[start Data section]

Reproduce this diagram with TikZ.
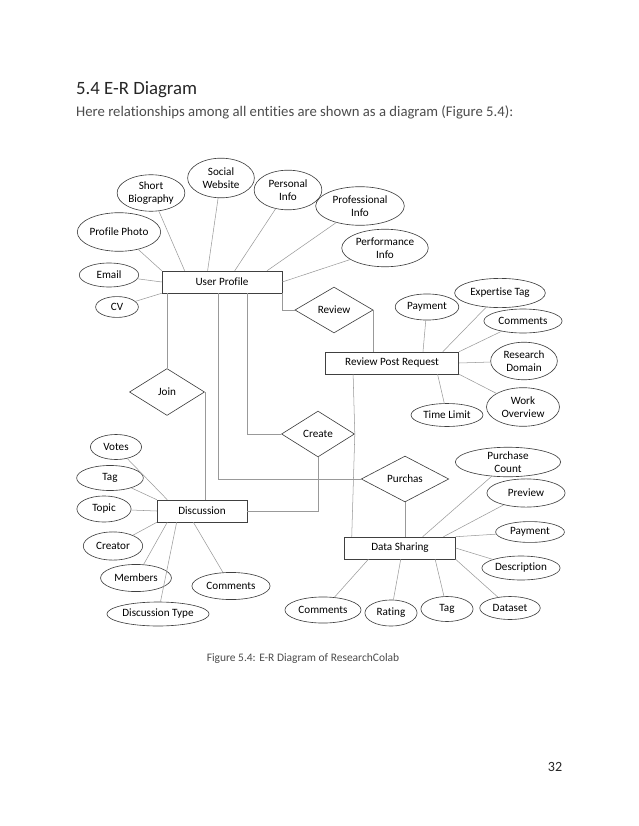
\documentclass[tikz,border=0pt]{standalone}
\usepackage{fontspec}
\setmainfont{Carlito}[Ligatures=NoCommon]
\usetikzlibrary{shapes.geometric}

\tikzset{
	entity/.style={draw=black!75, line width=0.6pt, minimum height=21pt, inner sep=1pt},
	attr/.style 2 args={ellipse, draw=black!75, line width=0.6pt, minimum width=#1, minimum height=#2, inner sep=0pt, align=center},
	relation/.style 2 args={diamond, draw=black!75, line width=0.6pt, minimum width=#1, minimum height=#2, inner sep=0pt},
	conn/.style={draw=black!40, line width=0.5pt},
}

\begin{document}
\begin{tikzpicture}[x=0.959pt, y=-0.959pt, font=\fontsize{10.7}{12.5}\selectfont]
	\useasboundingbox[fill=white] (0, 0) rectangle (638, 826);

	% page text
	\node[anchor=base west, inner sep=0pt, font=\fontsize{18}{21}\selectfont, text=black!85] (title) at (76, 95) {5.4 E-R Diagram};
	\node[anchor=base west, inner sep=0pt, font=\fontsize{14.1}{17}\selectfont, text=black!70] (intro) at (76, 117) {Here relationships among all entities are shown as a diagram (Figure 5.4):};
	\node[anchor=base, inner sep=0pt, font=\fontsize{11}{13}\selectfont, text=black!70] (caption) at (303, 661) {Figure 5.4: E-R Diagram of ResearchColab};
	\node[anchor=base, inner sep=0pt, font=\fontsize{13.5}{16}\selectfont, text=black!85] (pagenum) at (555, 771) {32};

	% entities
	\node[entity, minimum width=115pt] (up) at (222, 282) {User Profile};
	\node[entity, minimum width=128pt] (rpr) at (392, 363) {Review Post Request};
	\node[entity, minimum width=86pt] (disc) at (202, 511) {Discussion};
	\node[entity, minimum width=106pt] (ds) at (400, 548) {Data Sharing};

	% relations
	\node[relation={75pt}{44pt}] (rev) at (334, 310) {Review};
	\node[relation={72pt}{45pt}] (join) at (167, 392) {Join};
	\node[relation={70pt}{44pt}] (create) at (318, 434) {Create};
	\node[relation={84pt}{44pt}] (pur) at (405, 479) {Purchas};

	% user profile attributes
	\node[attr={65pt}{35pt}] (sbio) at (151, 193) {Short\\Biography};
	\node[attr={64pt}{38pt}] (social) at (221, 178) {Social\\Website};
	\node[attr={65pt}{38pt}] (pinfo) at (288, 190) {Personal\\Info};
	\node[attr={85pt}{37pt}] (prinfo) at (360, 206) {Professional\\Info};
	\node[attr={83pt}{36pt}] (pfinfo) at (385, 248) {Performance\\Info};
	\node[attr={74pt}{37pt}] (photo) at (119, 232) {Profile Photo};
	\node[attr={57pt}{23pt}] (email) at (109, 275) {Email};
	\node[attr={41pt}{20pt}] (cv) at (117, 307) {CV};

	% review post request attributes
	\node[attr={61pt}{25pt}] (rpay) at (427, 307) {Payment};
	\node[attr={87pt}{28pt}] (exptag) at (500, 293) {Expertise Tag};
	\node[attr={75pt}{23pt}] (rcom) at (523, 321) {Comments};
	\node[attr={64pt}{36pt}] (rdom) at (524, 361) {Research\\Domain};
	\node[attr={70pt}{37pt}] (work) at (523, 407) {Work\\Overview};
	\node[attr={69pt}{22pt}] (tlimit) at (447, 415) {Time Limit};

	% discussion attributes
	\node[attr={49pt}{24pt}] (votes) at (116, 447) {Votes};
	\node[attr={64pt}{24pt}] (dtag) at (110, 478) {Tag};
	\node[attr={52pt}{25pt}] (topic) at (104, 509) {Topic};
	\node[attr={57pt}{27pt}] (creator) at (113, 546) {Creator};
	\node[attr={68pt}{26pt}] (members) at (136, 578) {Members};
	\node[attr={75pt}{26pt}] (dcom) at (231, 586) {Comments};
	\node[attr={98pt}{23pt}] (dtype) at (158, 614) {Discussion Type};

	% data sharing attributes
	\node[attr={101pt}{26pt}] (pcount) at (508, 462) {Purchase\\Count};
	\node[attr={75pt}{27pt}] (preview) at (526, 493) {Preview};
	\node[attr={66pt}{20pt}] (spay) at (530, 532) {Payment};
	\node[attr={75pt}{23pt}] (descr) at (521, 568) {Description};
	\node[attr={58pt}{22pt}] (dset) at (510, 608) {Dataset};
	\node[attr={50pt}{24pt}] (stag) at (447, 609) {Tag};
	\node[attr={50pt}{25pt}] (rating) at (391, 613) {Rating};
	\node[attr={73pt}{25pt}] (scom) at (323, 610) {Comments};

	% user profile links
	\draw[conn] (up.north west) -- (photo);
	\draw[conn] ([xshift=22pt]up.north west) -- (sbio);
	\draw[conn] ([xshift=44pt]up.north west) -- (social);
	\draw[conn] ([xshift=70pt]up.north west) -- (pinfo);
	\draw[conn] ([xshift=101pt]up.north west) -- (prinfo);
	\draw[conn] (up.east) -- (pfinfo);
	\draw[conn] (up.west) -- (email);
	\draw[conn] (up.south west) -- (cv);

	% review post request links
	\draw[conn] ([xshift=94pt]rpr.north west) -- (rpay);
	\draw[conn] ([xshift=113pt]rpr.north west) -- (exptag);
	\draw[conn] (rpr.north east) -- (rcom);
	\draw[conn] (rpr.east) -- (rdom);
	\draw[conn] (rpr.south east) -- (work);
	\draw[conn] ([xshift=108pt]rpr.south west) -- (tlimit);

	% discussion links
	\draw[conn] ([xshift=10pt]disc.north west) -- (votes);
	\draw[conn] (disc.north west) -- (dtag);
	\draw[conn] (disc.west) -- (topic);
	\draw[conn] (disc.south west) -- (creator);
	\draw[conn] ([xshift=10pt]disc.south west) -- (members);
	\draw[conn] ([xshift=19pt]disc.south west) -- (dtype);
	\draw[conn] ([xshift=35pt]disc.south west) -- (dcom);

	% data sharing links
	\draw[conn] ([xshift=75pt]ds.north west) -- (pcount);
	\draw[conn] ([xshift=95pt]ds.north west) -- (preview);
	\draw[conn] (ds.north east) -- (spay);
	\draw[conn] (ds.east) -- (descr);
	\draw[conn] (ds.south east) -- (dset);
	\draw[conn] ([xshift=87pt]ds.south west) -- (stag);
	\draw[conn] ([xshift=54pt]ds.south west) -- (rating);
	\draw[conn] ([xshift=23pt]ds.south west) -- (scom);

	% relation links
	\draw[conn] (up.south east) |- (rev.west);
	\draw[conn] (rev.east) -- (rev.east |- rpr.north);
	\draw[conn] (join.north |- up.south) -- (join.north);
	\draw[conn] (join.east) -- (join.east |- disc.north);
	\draw[conn] ([xshift=82pt]up.south west) |- (create.west);
	\draw[conn] (create.south) |- (disc.east);
	\draw[conn] ([xshift=54pt]up.south west) |- (pur.west);
	\draw[conn] (pur.south) -- (pur.south |- ds.north);
	\draw[conn] ([xshift=27pt]rpr.south west) -- (create.east);
	\draw[conn] (create.east) -- ([xshift=7pt]ds.north west);
\end{tikzpicture}
\end{document}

[end Data section]

## Your task
Reproduce only the lines from the beginning of the data through the line that contains "rectangle (638, 826);", both included, and please drop the pictures.

## Written response
Reproduce this diagram with TikZ.
\documentclass[tikz,border=0pt]{standalone}
\usepackage{fontspec}
\setmainfont{Carlito}[Ligatures=NoCommon]
\usetikzlibrary{shapes.geometric}

\tikzset{
	entity/.style={draw=black!75, line width=0.6pt, minimum height=21pt, inner sep=1pt},
	attr/.style 2 args={ellipse, draw=black!75, line width=0.6pt, minimum width=#1, minimum height=#2, inner sep=0pt, align=center},
	relation/.style 2 args={diamond, draw=black!75, line width=0.6pt, minimum width=#1, minimum height=#2, inner sep=0pt},
	conn/.style={draw=black!40, line width=0.5pt},
}

\begin{document}
\begin{tikzpicture}[x=0.959pt, y=-0.959pt, font=\fontsize{10.7}{12.5}\selectfont]
	\useasboundingbox[fill=white] (0, 0) rectangle (638, 826);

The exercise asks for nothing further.